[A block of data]
— start —
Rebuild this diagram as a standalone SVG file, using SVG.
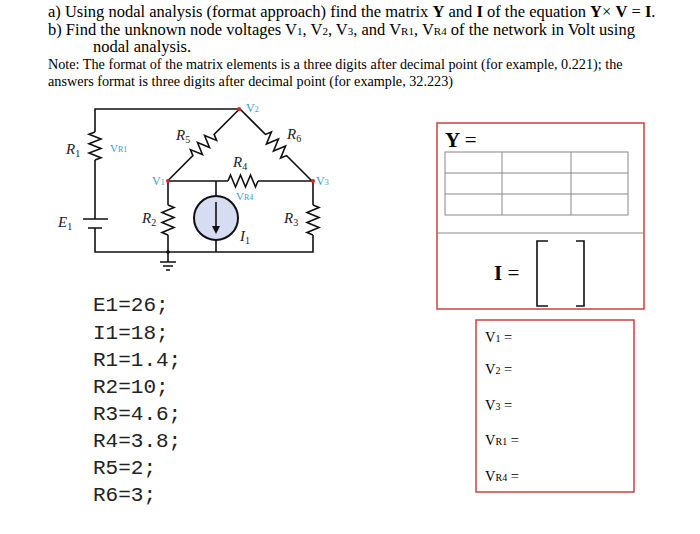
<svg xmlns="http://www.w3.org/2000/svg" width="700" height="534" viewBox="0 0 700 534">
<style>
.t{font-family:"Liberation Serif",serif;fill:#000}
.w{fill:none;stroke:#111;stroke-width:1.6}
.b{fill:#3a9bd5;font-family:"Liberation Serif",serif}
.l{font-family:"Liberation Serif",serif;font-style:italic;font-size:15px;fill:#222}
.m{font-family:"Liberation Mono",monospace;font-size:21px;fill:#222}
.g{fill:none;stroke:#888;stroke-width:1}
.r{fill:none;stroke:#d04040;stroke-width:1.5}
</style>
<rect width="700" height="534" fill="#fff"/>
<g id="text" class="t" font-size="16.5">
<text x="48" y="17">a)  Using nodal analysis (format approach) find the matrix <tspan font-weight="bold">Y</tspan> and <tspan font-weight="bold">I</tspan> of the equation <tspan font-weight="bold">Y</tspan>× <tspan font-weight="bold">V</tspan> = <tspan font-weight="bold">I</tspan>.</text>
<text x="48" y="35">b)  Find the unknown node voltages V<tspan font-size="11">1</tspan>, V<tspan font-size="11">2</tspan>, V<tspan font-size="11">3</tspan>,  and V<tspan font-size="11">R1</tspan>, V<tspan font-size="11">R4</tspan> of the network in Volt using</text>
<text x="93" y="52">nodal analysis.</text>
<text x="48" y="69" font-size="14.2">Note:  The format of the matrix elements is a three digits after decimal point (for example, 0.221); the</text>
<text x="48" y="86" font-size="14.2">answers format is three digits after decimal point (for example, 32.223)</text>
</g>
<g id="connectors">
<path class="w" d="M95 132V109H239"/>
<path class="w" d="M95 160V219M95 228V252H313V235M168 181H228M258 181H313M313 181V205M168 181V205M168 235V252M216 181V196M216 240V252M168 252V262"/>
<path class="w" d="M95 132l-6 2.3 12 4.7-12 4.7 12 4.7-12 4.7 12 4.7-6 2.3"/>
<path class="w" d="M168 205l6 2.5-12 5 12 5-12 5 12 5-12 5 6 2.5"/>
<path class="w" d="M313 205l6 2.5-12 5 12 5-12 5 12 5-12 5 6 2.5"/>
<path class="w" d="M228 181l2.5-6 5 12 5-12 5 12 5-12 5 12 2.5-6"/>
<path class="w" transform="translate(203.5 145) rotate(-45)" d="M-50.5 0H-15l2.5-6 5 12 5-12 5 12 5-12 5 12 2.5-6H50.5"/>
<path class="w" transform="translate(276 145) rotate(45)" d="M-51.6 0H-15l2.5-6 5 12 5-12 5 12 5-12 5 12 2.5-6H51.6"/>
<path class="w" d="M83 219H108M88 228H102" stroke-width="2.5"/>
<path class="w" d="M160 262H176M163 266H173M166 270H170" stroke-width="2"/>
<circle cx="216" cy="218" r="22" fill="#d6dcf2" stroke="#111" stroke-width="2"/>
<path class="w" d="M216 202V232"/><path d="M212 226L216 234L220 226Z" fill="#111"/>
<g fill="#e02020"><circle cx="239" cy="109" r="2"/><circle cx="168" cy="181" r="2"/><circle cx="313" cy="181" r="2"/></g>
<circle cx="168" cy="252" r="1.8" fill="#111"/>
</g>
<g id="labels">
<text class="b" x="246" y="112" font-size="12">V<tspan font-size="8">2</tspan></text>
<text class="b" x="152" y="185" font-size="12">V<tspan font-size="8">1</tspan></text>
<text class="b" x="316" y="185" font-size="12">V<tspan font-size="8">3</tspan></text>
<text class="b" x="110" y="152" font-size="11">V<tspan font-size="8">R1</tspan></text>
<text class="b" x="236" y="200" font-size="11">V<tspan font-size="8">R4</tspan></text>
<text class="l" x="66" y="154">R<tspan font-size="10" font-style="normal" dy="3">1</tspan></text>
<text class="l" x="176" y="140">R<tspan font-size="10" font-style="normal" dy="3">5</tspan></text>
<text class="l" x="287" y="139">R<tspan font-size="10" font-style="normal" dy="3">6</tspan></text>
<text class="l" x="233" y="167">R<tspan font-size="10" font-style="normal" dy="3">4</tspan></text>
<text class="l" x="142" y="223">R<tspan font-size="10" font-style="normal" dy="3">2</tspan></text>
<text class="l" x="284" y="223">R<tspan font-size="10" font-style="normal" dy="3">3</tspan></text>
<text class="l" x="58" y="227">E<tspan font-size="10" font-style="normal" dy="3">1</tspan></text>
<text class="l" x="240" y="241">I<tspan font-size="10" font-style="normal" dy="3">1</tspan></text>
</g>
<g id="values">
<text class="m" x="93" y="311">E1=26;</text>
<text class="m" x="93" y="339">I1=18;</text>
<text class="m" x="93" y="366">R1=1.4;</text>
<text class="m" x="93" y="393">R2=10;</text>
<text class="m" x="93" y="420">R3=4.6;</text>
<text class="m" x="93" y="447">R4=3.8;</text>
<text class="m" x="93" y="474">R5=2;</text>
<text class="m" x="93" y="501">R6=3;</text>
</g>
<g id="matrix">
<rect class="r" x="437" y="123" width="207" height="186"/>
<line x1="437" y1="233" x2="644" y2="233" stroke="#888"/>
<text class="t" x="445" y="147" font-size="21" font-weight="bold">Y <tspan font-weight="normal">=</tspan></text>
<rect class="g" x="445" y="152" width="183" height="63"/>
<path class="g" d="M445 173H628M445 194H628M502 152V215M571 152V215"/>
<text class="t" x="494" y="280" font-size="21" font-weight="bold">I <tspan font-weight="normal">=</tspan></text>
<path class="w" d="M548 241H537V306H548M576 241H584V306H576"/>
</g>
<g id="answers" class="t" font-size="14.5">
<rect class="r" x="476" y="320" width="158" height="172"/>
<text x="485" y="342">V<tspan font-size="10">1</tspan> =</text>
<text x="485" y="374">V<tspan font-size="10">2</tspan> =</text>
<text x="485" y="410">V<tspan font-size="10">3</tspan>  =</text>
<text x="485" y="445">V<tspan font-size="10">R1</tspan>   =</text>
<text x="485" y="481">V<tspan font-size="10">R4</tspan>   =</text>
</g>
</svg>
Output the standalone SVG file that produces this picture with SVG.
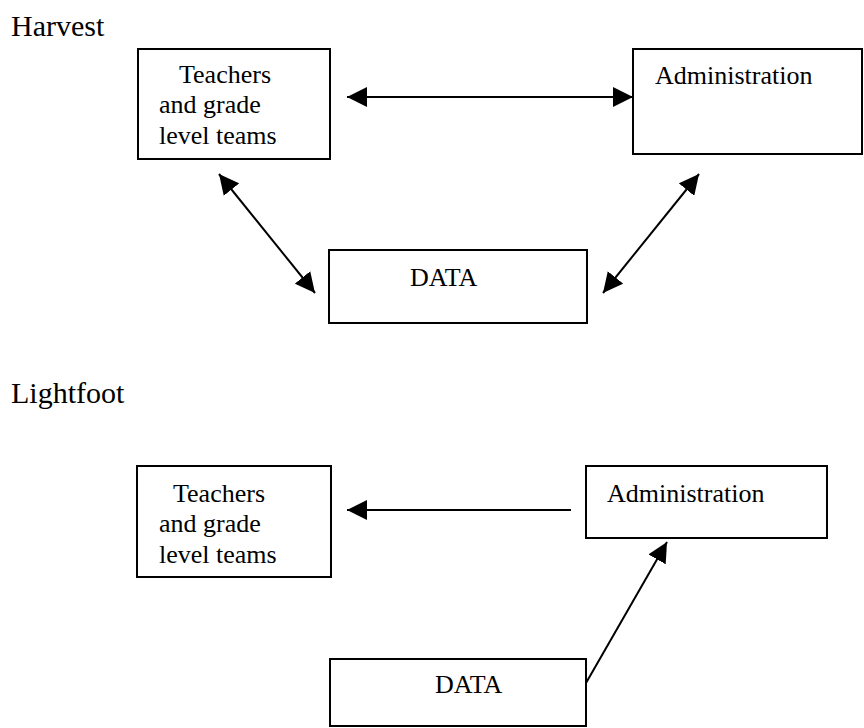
— end —
Pictures in the records above are left out; print everything else exactly as written.

_Exercise solution:_
Rebuild this diagram as a standalone SVG file, using SVG.
<svg xmlns="http://www.w3.org/2000/svg" width="700" height="534" viewBox="0 0 700 534">
<style>
.t{font-family:"Liberation Serif",serif;fill:#000}
.w{fill:none;stroke:#111;stroke-width:1.6}
.b{fill:#3a9bd5;font-family:"Liberation Serif",serif}
.l{font-family:"Liberation Serif",serif;font-style:italic;font-size:15px;fill:#222}
.m{font-family:"Liberation Mono",monospace;font-size:21px;fill:#222}
.g{fill:none;stroke:#888;stroke-width:1}
.r{fill:none;stroke:#d04040;stroke-width:1.5}
</style>
<rect width="700" height="534" fill="#fff"/>
<g id="text" class="t" font-size="16.5">
<text x="48" y="17">a)  Using nodal analysis (format approach) find the matrix <tspan font-weight="bold">Y</tspan> and <tspan font-weight="bold">I</tspan> of the equation <tspan font-weight="bold">Y</tspan>× <tspan font-weight="bold">V</tspan> = <tspan font-weight="bold">I</tspan>.</text>
<text x="48" y="35">b)  Find the unknown node voltages V<tspan font-size="11">1</tspan>, V<tspan font-size="11">2</tspan>, V<tspan font-size="11">3</tspan>,  and V<tspan font-size="11">R1</tspan>, V<tspan font-size="11">R4</tspan> of the network in Volt using</text>
<text x="93" y="52">nodal analysis.</text>
<text x="48" y="69" font-size="14.2">Note:  The format of the matrix elements is a three digits after decimal point (for example, 0.221); the</text>
<text x="48" y="86" font-size="14.2">answers format is three digits after decimal point (for example, 32.223)</text>
</g>
<g id="connectors">
<path class="w" d="M95 132V109H239"/>
<path class="w" d="M95 160V219M95 228V252H313V235M168 181H228M258 181H313M313 181V205M168 181V205M168 235V252M216 181V196M216 240V252M168 252V262"/>
<path class="w" d="M95 132l-6 2.3 12 4.7-12 4.7 12 4.7-12 4.7 12 4.7-6 2.3"/>
<path class="w" d="M168 205l6 2.5-12 5 12 5-12 5 12 5-12 5 6 2.5"/>
<path class="w" d="M313 205l6 2.5-12 5 12 5-12 5 12 5-12 5 6 2.5"/>
<path class="w" d="M228 181l2.5-6 5 12 5-12 5 12 5-12 5 12 2.5-6"/>
<path class="w" transform="translate(203.5 145) rotate(-45)" d="M-50.5 0H-15l2.5-6 5 12 5-12 5 12 5-12 5 12 2.5-6H50.5"/>
<path class="w" transform="translate(276 145) rotate(45)" d="M-51.6 0H-15l2.5-6 5 12 5-12 5 12 5-12 5 12 2.5-6H51.6"/>
<path class="w" d="M83 219H108M88 228H102" stroke-width="2.5"/>
<path class="w" d="M160 262H176M163 266H173M166 270H170" stroke-width="2"/>
<circle cx="216" cy="218" r="22" fill="#d6dcf2" stroke="#111" stroke-width="2"/>
<path class="w" d="M216 202V232"/><path d="M212 226L216 234L220 226Z" fill="#111"/>
<g fill="#e02020"><circle cx="239" cy="109" r="2"/><circle cx="168" cy="181" r="2"/><circle cx="313" cy="181" r="2"/></g>
<circle cx="168" cy="252" r="1.8" fill="#111"/>
</g>
<g id="labels">
<text class="b" x="246" y="112" font-size="12">V<tspan font-size="8">2</tspan></text>
<text class="b" x="152" y="185" font-size="12">V<tspan font-size="8">1</tspan></text>
<text class="b" x="316" y="185" font-size="12">V<tspan font-size="8">3</tspan></text>
<text class="b" x="110" y="152" font-size="11">V<tspan font-size="8">R1</tspan></text>
<text class="b" x="236" y="200" font-size="11">V<tspan font-size="8">R4</tspan></text>
<text class="l" x="66" y="154">R<tspan font-size="10" font-style="normal" dy="3">1</tspan></text>
<text class="l" x="176" y="140">R<tspan font-size="10" font-style="normal" dy="3">5</tspan></text>
<text class="l" x="287" y="139">R<tspan font-size="10" font-style="normal" dy="3">6</tspan></text>
<text class="l" x="233" y="167">R<tspan font-size="10" font-style="normal" dy="3">4</tspan></text>
<text class="l" x="142" y="223">R<tspan font-size="10" font-style="normal" dy="3">2</tspan></text>
<text class="l" x="284" y="223">R<tspan font-size="10" font-style="normal" dy="3">3</tspan></text>
<text class="l" x="58" y="227">E<tspan font-size="10" font-style="normal" dy="3">1</tspan></text>
<text class="l" x="240" y="241">I<tspan font-size="10" font-style="normal" dy="3">1</tspan></text>
</g>
<g id="values">
<text class="m" x="93" y="311">E1=26;</text>
<text class="m" x="93" y="339">I1=18;</text>
<text class="m" x="93" y="366">R1=1.4;</text>
<text class="m" x="93" y="393">R2=10;</text>
<text class="m" x="93" y="420">R3=4.6;</text>
<text class="m" x="93" y="447">R4=3.8;</text>
<text class="m" x="93" y="474">R5=2;</text>
<text class="m" x="93" y="501">R6=3;</text>
</g>
<g id="matrix">
<rect class="r" x="437" y="123" width="207" height="186"/>
<line x1="437" y1="233" x2="644" y2="233" stroke="#888"/>
<text class="t" x="445" y="147" font-size="21" font-weight="bold">Y <tspan font-weight="normal">=</tspan></text>
<rect class="g" x="445" y="152" width="183" height="63"/>
<path class="g" d="M445 173H628M445 194H628M502 152V215M571 152V215"/>
<text class="t" x="494" y="280" font-size="21" font-weight="bold">I <tspan font-weight="normal">=</tspan></text>
<path class="w" d="M548 241H537V306H548M576 241H584V306H576"/>
</g>
<g id="answers" class="t" font-size="14.5">
<rect class="r" x="476" y="320" width="158" height="172"/>
<text x="485" y="342">V<tspan font-size="10">1</tspan> =</text>
<text x="485" y="374">V<tspan font-size="10">2</tspan> =</text>
<text x="485" y="410">V<tspan font-size="10">3</tspan>  =</text>
<text x="485" y="445">V<tspan font-size="10">R1</tspan>   =</text>
<text x="485" y="481">V<tspan font-size="10">R4</tspan>   =</text>
</g>
</svg>
Output the standalone SVG file that produces this picture with SVG.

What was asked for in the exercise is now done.